Why is this a problem? By erroneously characterizing quintessential rape as violent rape, this model statute perpetuates the myth (or discursively-constructed reality) that the public sphere is NOT safe for women. This paradigm serves to keep women OUT of the public sphere — denying our very right to equal participation in our formal society — because we, from birth, are trained to view the public as a very scary place, in which we must continually look over our shoulders. Men are NOT trained to fear for their maidenhoods every time they go in public.
Think about it. I hated walking from my apartment to Arizmendi because I would get hollered at every other second. This street harassment was so powerful simply because I have been trained to be on constant alert. Men, on the other hand, have not been trained to fear being out in public, and thus simply have more freedom to go about their business.
I do shave my armpits and all that, but frankly, some days it’s hard not to think of public space as a war zone.

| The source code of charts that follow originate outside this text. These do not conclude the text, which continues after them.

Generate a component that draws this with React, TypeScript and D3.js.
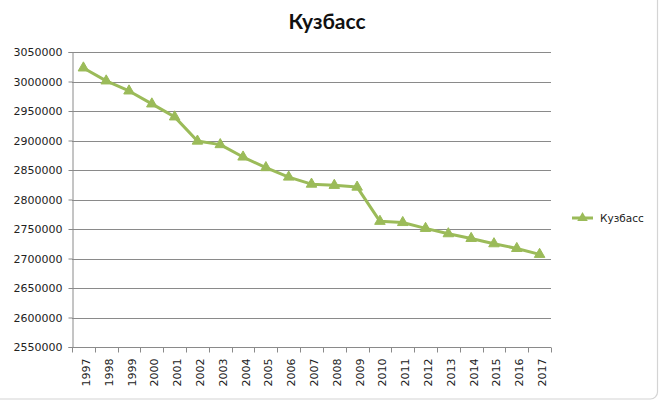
import * as d3 from "d3";
import { useEffect, useRef } from "react";

const years = [
  "1997", "1998", "1999", "2000", "2001", "2002", "2003", "2004", "2005", "2006", "2007",
  "2008", "2009", "2010", "2011", "2012", "2013", "2014", "2015", "2016", "2017",
];
const kuzbass = [
  3023000, 3001000, 2984000, 2962000, 2940000, 2899000, 2893000, 2872000, 2854000, 2838000,
  2826000, 2824000, 2821000, 2763000, 2761000, 2751000, 2742000, 2734000, 2725000, 2717000,
  2707000,
];
const yTicks = [
  2550000, 2600000, 2650000, 2700000, 2750000, 2800000, 2850000, 2900000, 2950000, 3000000,
  3050000,
];
const seriesName = "Кузбасс";
const title = "Кузбасс";

const width = 659;
const height = 401;
const margin = { top: 52, right: 108, bottom: 54, left: 72 };
const green = "#9bbb59";
const font = "'DejaVu Sans', Verdana, sans-serif";
const titleFont = "Lato, 'Open Sans', sans-serif";

function drawChart(node: SVGSVGElement) {
  const svg = d3.select(node);
  svg.selectAll("*").remove();

  const x = d3
    .scaleBand()
    .domain(years)
    .range([margin.left, width - margin.right]);
  const y = d3
    .scaleLinear()
    .domain([2550000, 3050000])
    .range([height - margin.bottom, margin.top]);

  // chart border
  svg
    .append("rect")
    .attr("x", -10)
    .attr("y", -10)
    .attr("width", 667.5)
    .attr("height", 409)
    .attr("rx", 7)
    .attr("fill", "white")
    .attr("stroke", "#d4d4d4")
    .attr("stroke-width", 1.2);

  // grid lines
  svg
    .append("g")
    .selectAll("line")
    .data(yTicks.slice(1))
    .join("line")
    .attr("x1", margin.left)
    .attr("x2", width - margin.right)
    .attr("y1", (d) => Math.round(y(d)) + 0.5)
    .attr("y2", (d) => Math.round(y(d)) + 0.5)
    .attr("stroke", "#8a8a8a")
    .attr("stroke-width", 1);

  // y axis
  const yAxis = svg
    .append("g")
    .attr("transform", `translate(${margin.left + 0.5},0)`)
    .call(d3.axisLeft(y).tickValues(yTicks).tickSize(4).tickPadding(6).tickFormat(d3.format("d")));
  yAxis.select(".domain").attr("stroke", "#8a8a8a");
  yAxis.selectAll("line").attr("stroke", "#8a8a8a");
  yAxis
    .selectAll("text")
    .attr("fill", "#222")
    .style("font-family", font)
    .style("font-size", "11px");

  // x axis (ticks between categories)
  const xAxisG = svg
    .append("g")
    .attr("transform", `translate(0,${Math.round(y(2550000)) + 0.5})`);
  xAxisG
    .append("line")
    .attr("x1", margin.left)
    .attr("x2", width - margin.right)
    .attr("stroke", "#8a8a8a");
  xAxisG
    .selectAll("line.tick")
    .data(years.concat(["end"]))
    .join("line")
    .classed("tick", true)
    .attr("x1", (d, i) => Math.round(margin.left + i * x.bandwidth()) + 0.5)
    .attr("x2", (d, i) => Math.round(margin.left + i * x.bandwidth()) + 0.5)
    .attr("y1", 0)
    .attr("y2", 5)
    .attr("stroke", "#8a8a8a");
  xAxisG
    .selectAll("text")
    .data(years)
    .join("text")
    .attr("transform", (d) => `translate(${(x(d) as number) + x.bandwidth() / 2 + 6.5},11) rotate(-90)`)
    .attr("text-anchor", "end")
    .attr("fill", "#222")
    .style("font-family", font)
    .style("font-size", "11px")
    .text((d) => d);

  // series line
  const line = d3
    .line<number>()
    .x((d, i) => (x(years[i]) as number) + x.bandwidth() / 2)
    .y((d) => y(d));
  svg
    .append("path")
    .datum(kuzbass)
    .attr("d", line)
    .attr("fill", "none")
    .attr("stroke", green)
    .attr("stroke-width", 3)
    .attr("stroke-linejoin", "round");

  const tri = d3.symbol().type(d3.symbolTriangle).size(48);
  svg
    .append("g")
    .selectAll("path")
    .data(kuzbass)
    .join("path")
    .attr("d", tri)
    .attr("transform", (d, i) => `translate(${(x(years[i]) as number) + x.bandwidth() / 2},${y(d)})`)
    .attr("fill", green)
    .attr("stroke", green)
    .attr("stroke-width", 1);

  // legend
  const legend = svg.append("g").attr("transform", "translate(572,218)");
  legend
    .append("line")
    .attr("x1", 0)
    .attr("x2", 21)
    .attr("stroke", green)
    .attr("stroke-width", 3);
  legend
    .append("path")
    .attr("d", tri)
    .attr("transform", "translate(10.5,0)")
    .attr("fill", green);
  legend
    .append("text")
    .attr("x", 28)
    .attr("y", 4)
    .attr("fill", "#222")
    .style("font-family", font)
    .style("font-size", "10.5px")
    .text(seriesName);

  // title
  svg
    .append("text")
    .attr("x", 327)
    .attr("y", 29)
    .attr("text-anchor", "middle")
    .attr("fill", "#111")
    .style("font-family", titleFont)
    .style("font-weight", "bold")
    .style("font-size", "21px")
    .text(title);
}

export default function App() {
  const ref = useRef<SVGSVGElement>(null);

  useEffect(() => {
    if (ref.current) drawChart(ref.current);
  }, []);

  return (
    <svg
      ref={ref}
      width={width}
      height={height}
      style={{ position: "absolute", left: 0, top: 0, background: "white" }}
    />
  );
}
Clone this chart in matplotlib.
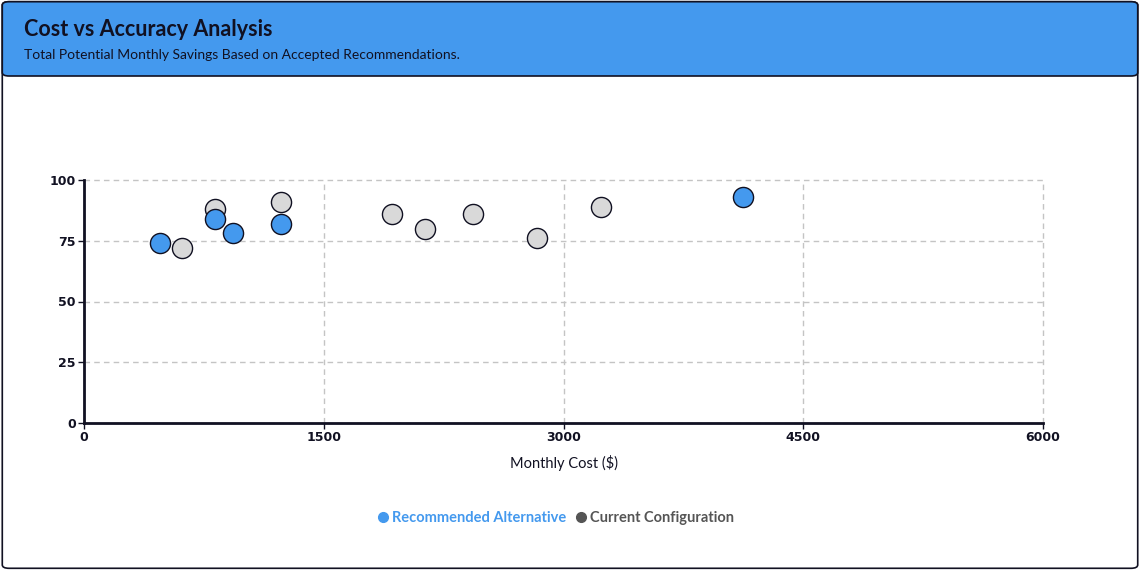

Constantly evaluating the threat level of every man who walks by is fucking exhausting, and most days I’d rather order a pizza or drive my polluting car than go buy some squash and cheese or walk the half mile to Walgreens.
Sadly, I have to run, as I’m already late for a public duty, but here’s my thesis**:
-We should remove all notions of violence from our rape statues. If a rape happens to be a violent one, we should simply charge the perpetrator with multiple crimes (i.e. rape, assault, assault with a deadly weapon, and battery, or whatever the situation is). This would also benefit rape victims by making it more likely that their rapists would be convicted of something — ANYTHING! — instead of getting of scot-free.
-Discursively maintaining violent rape as quintessential rape not only is erroneous, but also reinforces that our public space is more dangerous for women than our private space, and thus serves the overall societal purpose of keeping some idealized status quo of women in the home, and only in public if “guarded” by male companions. (Tangent: I’ve been street-harassed while walking with my two baby cousins. And my mother. Seriously. Embarrassing.)
Older, semi-relevant posts:
*sorry I keep saying this, but shit, this is a blog post, and I haven’t done any research, and I’d love to avoid being called out for overgeneralizing
**Finally. If I were grading my own essay I would fucking rip myself a new one.